Le dichiarazioni dei due Di Rosa, annota il gip, hanno permesso di ricostruire come, dopo una discussione sorta tra alcuni affiliati del clan Mallardo ed esponenti del clan Contini per la cattiva gestione da parte di questi ultimi di un supermercato, in cui erano stati investiti soldi dei Mallardo, Domenico Ferrara intervenne, su richiesta di questi ultimi, per ricomporre gli animi, assicurando ai Mallardo il recupero della ingente somma di denaro investita. Un’altra prova del ruolo ‘diplomatico’ di questo boss che ha assicurato ai Ferrara il dominio nel territorio di Villariccca.
A finire in carcere il capo della cosca Domenico Ferrara, detto Mimì o’ muccuso, Giuseppe Cacciapuoti (52 anni), Domenico Cacciapuoti (33), Mimmo Cacciapuoti detto «Maradona» (38), Filippo Cacciapuoti (53), Vincenzo D’Anania (69), Giulio D’Altrui (53), Francesco Ferrara (58), Giuseppe Maglione (74), Eduardo Mauriello (60), Giovanni Mauriello (64), Giuseppe Mauriello (58), Antonio Montella (50), Luigi Montella (52), Domenico Paragliola (52) e Francesco Sarracino (58). Ai domiciliari Gennaro Palladino 62 anni.

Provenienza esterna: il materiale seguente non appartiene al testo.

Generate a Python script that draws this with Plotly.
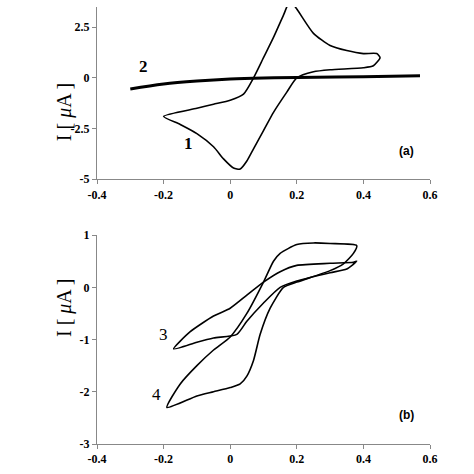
import plotly.graph_objects as go

c1_x = [-0.2,-0.1,-0.05,0,0.04,0.07,0.1,0.13,0.16,0.18,0.2,0.25,0.3,0.35,0.4,0.44,0.45,0.43,0.4,0.3,0.25,0.2,0.17,0.13,0.1,0.07,0.05,0.03,0.01,-0.02,-0.05,-0.1,-0.15,-0.2]
c1_y = [-1.9,-1.5,-1.3,-1.1,-0.8,0,1.0,2.0,3.1,3.8,3.4,2.2,1.6,1.35,1.2,1.2,1.0,0.6,0.5,0.4,0.3,0.0,-0.7,-1.7,-2.6,-3.5,-4.1,-4.5,-4.45,-4.0,-3.4,-2.75,-2.3,-1.9]
c2_x = [-0.3,-0.2,-0.1,0,0.1,0.2,0.4,0.57]
c2_y = [-0.55,-0.3,-0.15,-0.05,0.0,0.02,0.06,0.1]
c3_x = [-0.17,-0.12,-0.05,0,0.05,0.1,0.15,0.2,0.3,0.37,0.38,0.35,0.3,0.2,0.15,0.1,0.05,0.02,-0.05,-0.1,-0.17]
c3_y = [-1.18,-0.85,-0.55,-0.4,-0.15,0.1,0.3,0.42,0.46,0.48,0.5,0.35,0.28,0.12,0.0,-0.3,-0.65,-0.9,-0.97,-1.05,-1.18]
c4_x = [-0.19,-0.15,-0.1,-0.05,0,0.05,0.1,0.13,0.15,0.2,0.25,0.3,0.38,0.37,0.34,0.3,0.2,0.16,0.12,0.09,0.07,0.05,0.03,0,-0.05,-0.1,-0.19]
c4_y = [-2.3,-1.85,-1.5,-1.2,-0.95,-0.5,0.1,0.5,0.65,0.82,0.85,0.84,0.8,0.65,0.45,0.32,0.1,0.0,-0.4,-0.9,-1.4,-1.7,-1.85,-1.92,-2.0,-2.08,-2.3]

x_ticks = [-0.4,-0.2,0,0.2,0.4,0.6]
x_labels = ["-0.4","-0.2","0","0.2","0.4","0.6"]
ya_ticks = [-5,-2.5,0,2.5]
ya_labels = ["-5","-2.5","0","2.5"]
yb_ticks = [-3,-2,-1,0,1]

fig = go.Figure()
fig.add_trace(go.Scatter(x=c1_x, y=c1_y, mode="lines", line=dict(color="black", width=1.6, shape="spline", smoothing=0.6), xaxis="x", yaxis="y", cliponaxis=True))
fig.add_trace(go.Scatter(x=c2_x, y=c2_y, mode="lines", line=dict(color="black", width=3, shape="spline"), xaxis="x", yaxis="y"))
fig.add_trace(go.Scatter(x=c3_x, y=c3_y, mode="lines", line=dict(color="black", width=1.6, shape="spline", smoothing=0.6), xaxis="x2", yaxis="y2"))
fig.add_trace(go.Scatter(x=c4_x, y=c4_y, mode="lines", line=dict(color="black", width=1.6, shape="spline", smoothing=0.6), xaxis="x2", yaxis="y2"))

font = dict(family="Liberation Serif", size=12, color="black")
ax = dict(showgrid=False, zeroline=False, showline=True, linecolor="#888", ticks="outside", ticklen=4, tickcolor="#888", tickfont=font)
fig.update_layout(
    width=474, height=474, margin=dict(l=97, r=44, t=0, b=30),
    paper_bgcolor="white", plot_bgcolor="white", showlegend=False,
    font=dict(family="Liberation Serif"),
    xaxis=dict(ax, domain=[0,1], range=[-0.4,0.6], tickvals=x_ticks, ticktext=["<b>%s</b>" % t for t in x_labels], anchor="y"),
    yaxis=dict(ax, domain=[0.606,1], range=[-5,3.5], tickvals=ya_ticks, ticktext=["<b>%s</b>" % t for t in ya_labels], anchor="x"),
    xaxis2=dict(ax, domain=[0,1], range=[-0.4,0.6], tickvals=x_ticks, ticktext=["<b>%s</b>" % t for t in x_labels], anchor="y2"),
    yaxis2=dict(ax, domain=[0,0.478], range=[-3,1], tickvals=yb_ticks, ticktext=["<b>%d</b>" % t for t in yb_ticks], anchor="x2"),
)
lab = dict(family="Liberation Serif", size=17, color="black")
fig.add_annotation(x=-0.26, y=0.55, text="<b>2</b>", xref="x", yref="y", showarrow=False, font=lab)
fig.add_annotation(x=-0.125, y=-3.25, text="<b>1</b>", xref="x", yref="y", showarrow=False, font=lab)
fig.add_annotation(x=0.53, y=-3.6, text="<b>(a)</b>", xref="x", yref="y", showarrow=False, font=dict(family="Liberation Sans", size=12, color="black"))
fig.add_annotation(x=-0.2, y=-0.9, text="3", xref="x2", yref="y2", showarrow=False, font=lab)
fig.add_annotation(x=-0.22, y=-2.05, text="4", xref="x2", yref="y2", showarrow=False, font=lab)
fig.add_annotation(x=0.53, y=-2.45, text="<b>(b)</b>", xref="x2", yref="y2", showarrow=False, font=dict(family="Liberation Sans", size=12, color="black"))
ttl = dict(family="Liberation Serif", size=20, color="black")
fig.add_annotation(xref="paper", x=-0.14, yref="paper", y=0.83, text="I [ <i>μ</i>A ]", showarrow=False, textangle=-90, font=ttl)
fig.add_annotation(xref="paper", x=-0.14, yref="paper", y=0.24, text="I [ <i>μ</i>A ]", showarrow=False, textangle=-90, font=ttl)
fig.write_html("out.html", config={"displayModeBar": False}, post_script="document.body.style.margin='0';")
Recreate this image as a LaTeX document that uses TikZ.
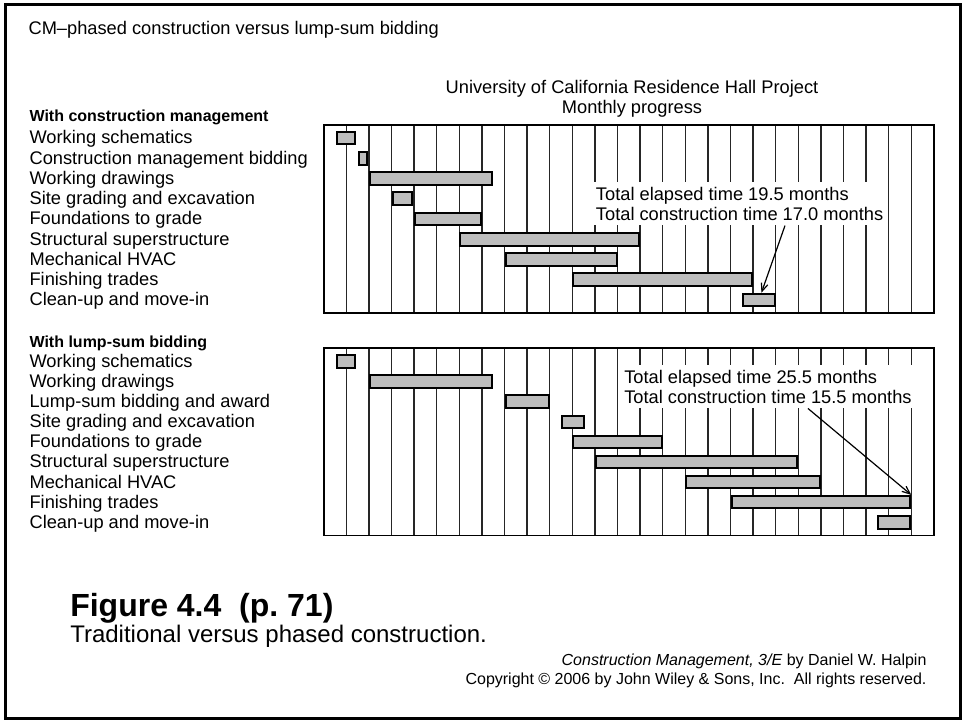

Sotto chiave ci sono finiti i beni del clan, società e locali riconducibili al gruppo criminale. Si tratta della “Commercio e futuro srl”, che gestiva i supermercati Deco di Villaricca e Mugnano, la “Sarracino Petroli sas” che gestiva a Orta di Atella l’impianto di distribuzione carburanti Total Erg, oggi con l’insegna Ip, la “Gda Sas” che gestiva l’impianto Eni-Agip a Varcaturo via variante Ss 7 Quater, la “Insieme 2.0 srl” e la “Lima srl” che gestivano la “Star Bar Sala Slot Caffè Tabacchi” di Giugliano sulla SS7 Bis Quater Domitiana.
E ancora il “Pacos Novanta Punto Venti” che gestiva la braceria “Pacos” di Villaricca e infine “Insieme srl», che gestiva la braceria e paninoteca l’Avenir di Villaricca in via Fermi. Questi due ultimi locali sono molto noti e conosciuti nell’area a nord di Napoli. Sopratutto l’Avenir era divenuto luogo di incontro di giovani e adulti con serate e aperitivi alla moda.